Audit Trace
The audit trace is useful for installations that must meticulously track specific types of DB2 events. Not every shop needs the audit trace. However, those wanting to audit by authid, specific table accesses, and other DB2 events will find the audit trace invaluable. Eight categories of audit information are provided:
- All instances in which an authorization failure occurs, for example, if USER1 attempts to SELECT information from a table for which he or she has not been granted the appropriate authority
- All executions of the DB2 data control language GRANT and REVOKE statements
- Every DDL statement issued for specific tables created by specifying AUDIT CHANGES or AUDIT ALL
- The first DELETE, INSERT, or UPDATE for an audited table
- The first SELECT for only the tables created specifying AUDIT ALL
- DML statements encountered by DB2 when binding
- All authid changes resulting from execution of the SET CURRENT SQLID statement
- All execution of DB2 utilities
This type of data is often required of critical DB2 applications housing sensitive data, such as payroll or billing applications.

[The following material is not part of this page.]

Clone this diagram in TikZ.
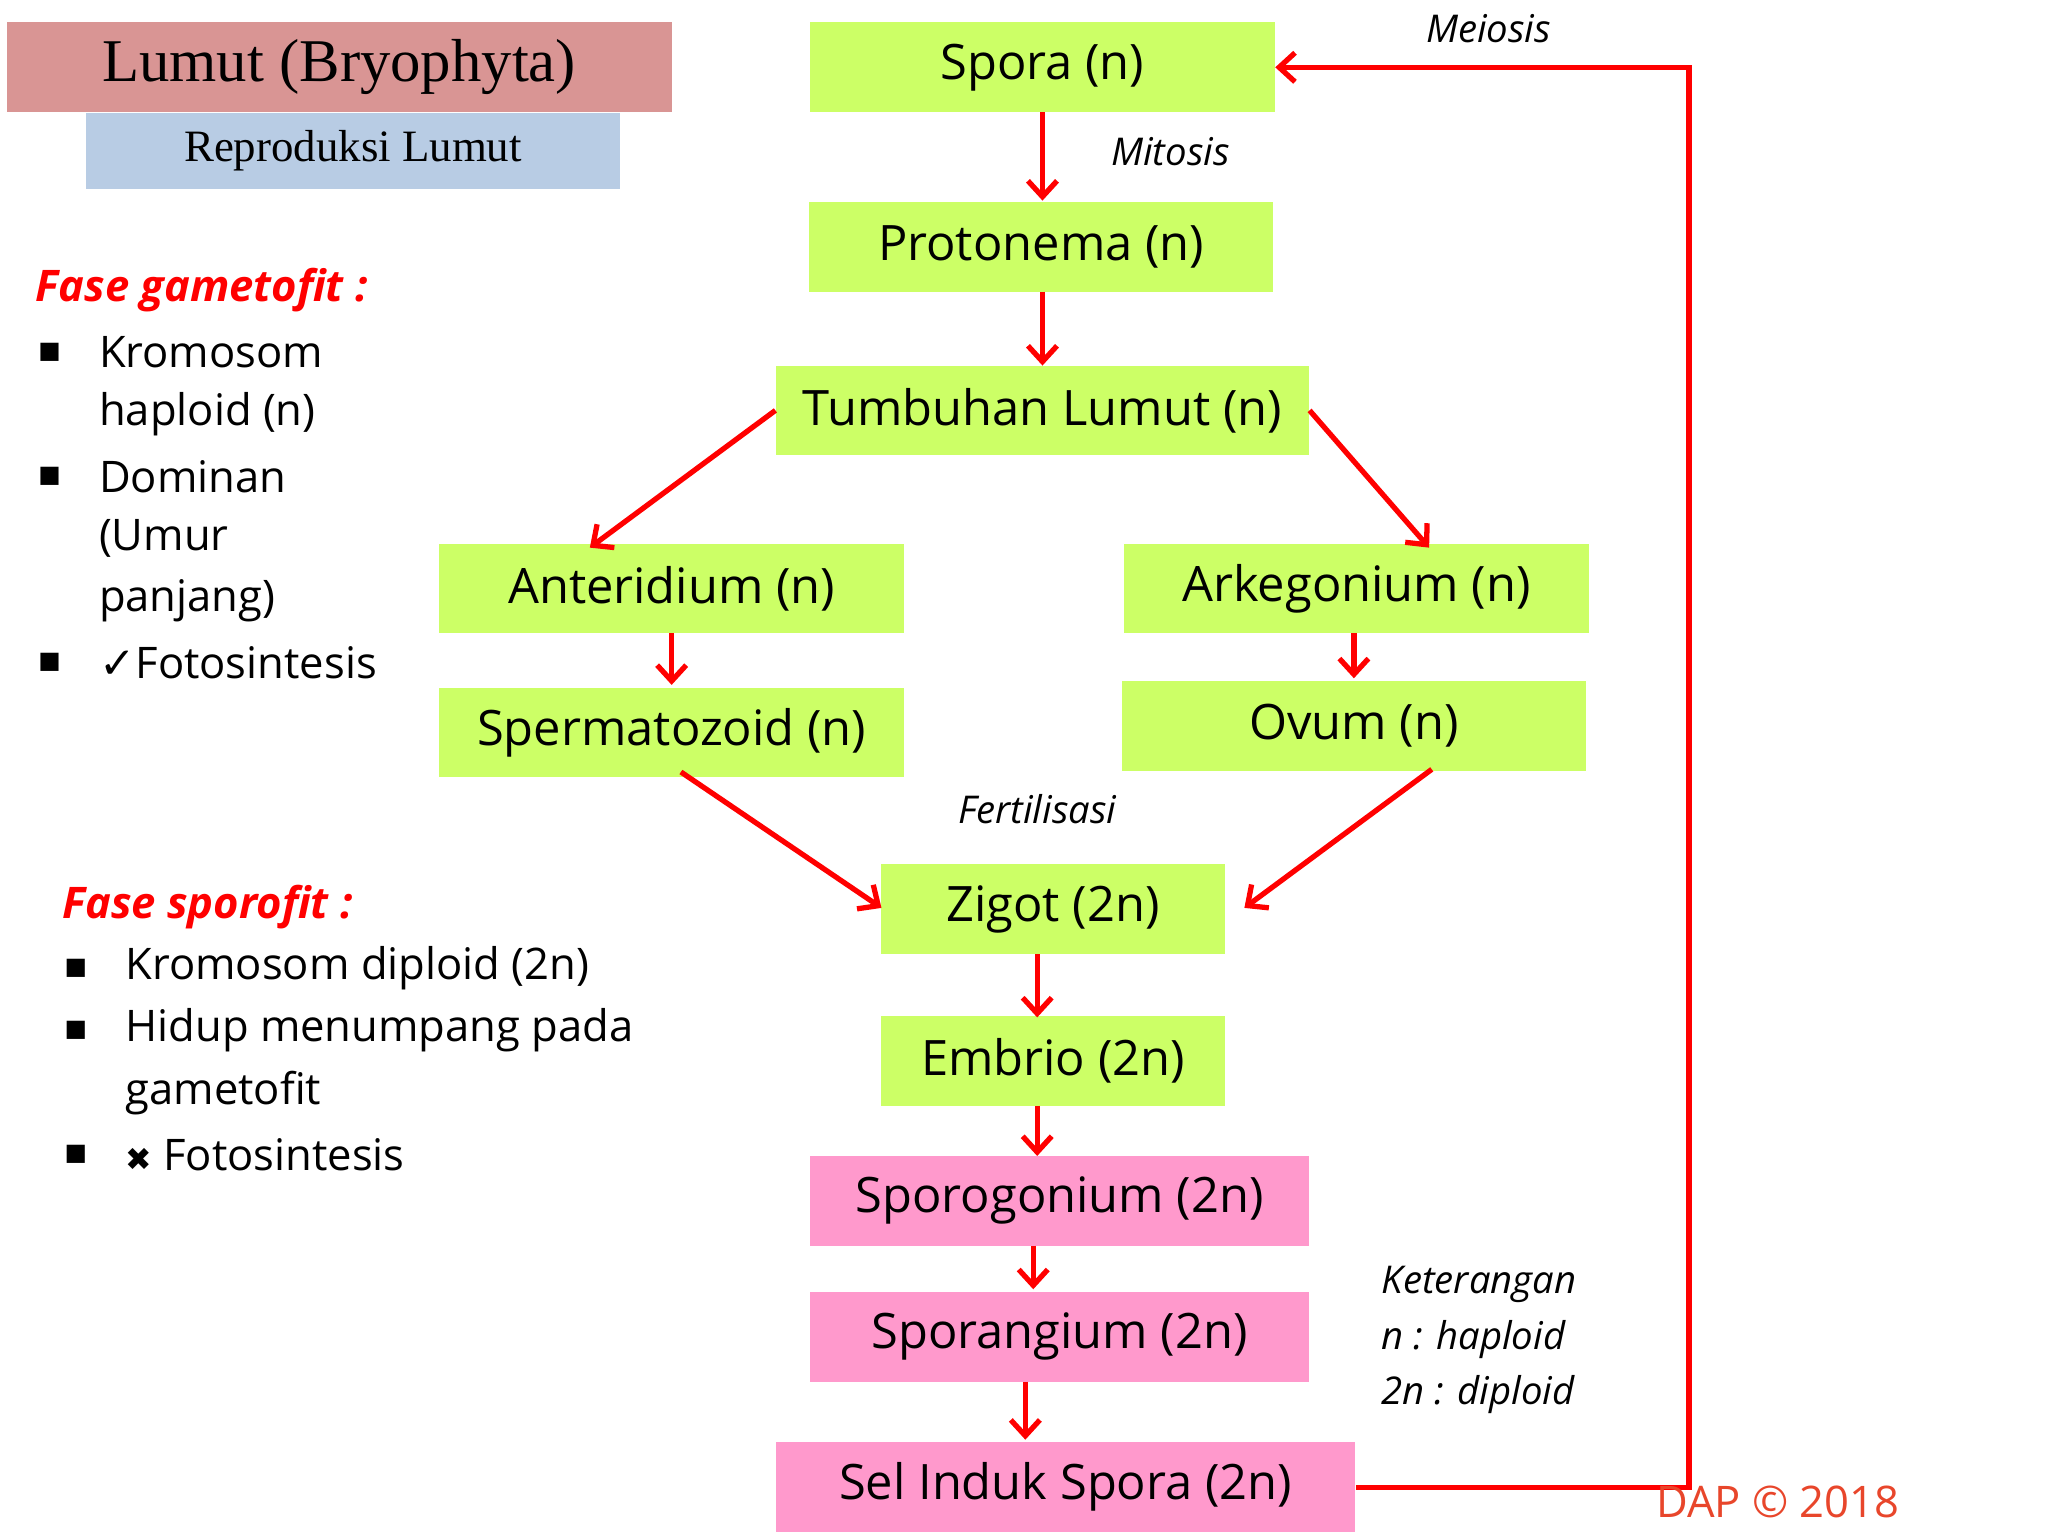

Estimated overhead: Approximately 5 percent CPU overhead per transaction is added when all audit trace classes are started.
Using Audit Trace
If the site standard is to create tables with the AUDIT parameter, all audit trace classes should be started. If there are no audited tables, use the DSNZPARMs at DB2 startup to start only audit classes 1, 2 and 7 to audit authorization failures, DCL and utility execution. Aside from these types of processing, audit classes 1, 2 and 7 add no additional overhead. As must transactions do not result in authorization failures or issue GRANT, REVOKE or utilities, running these traces is cost-effective.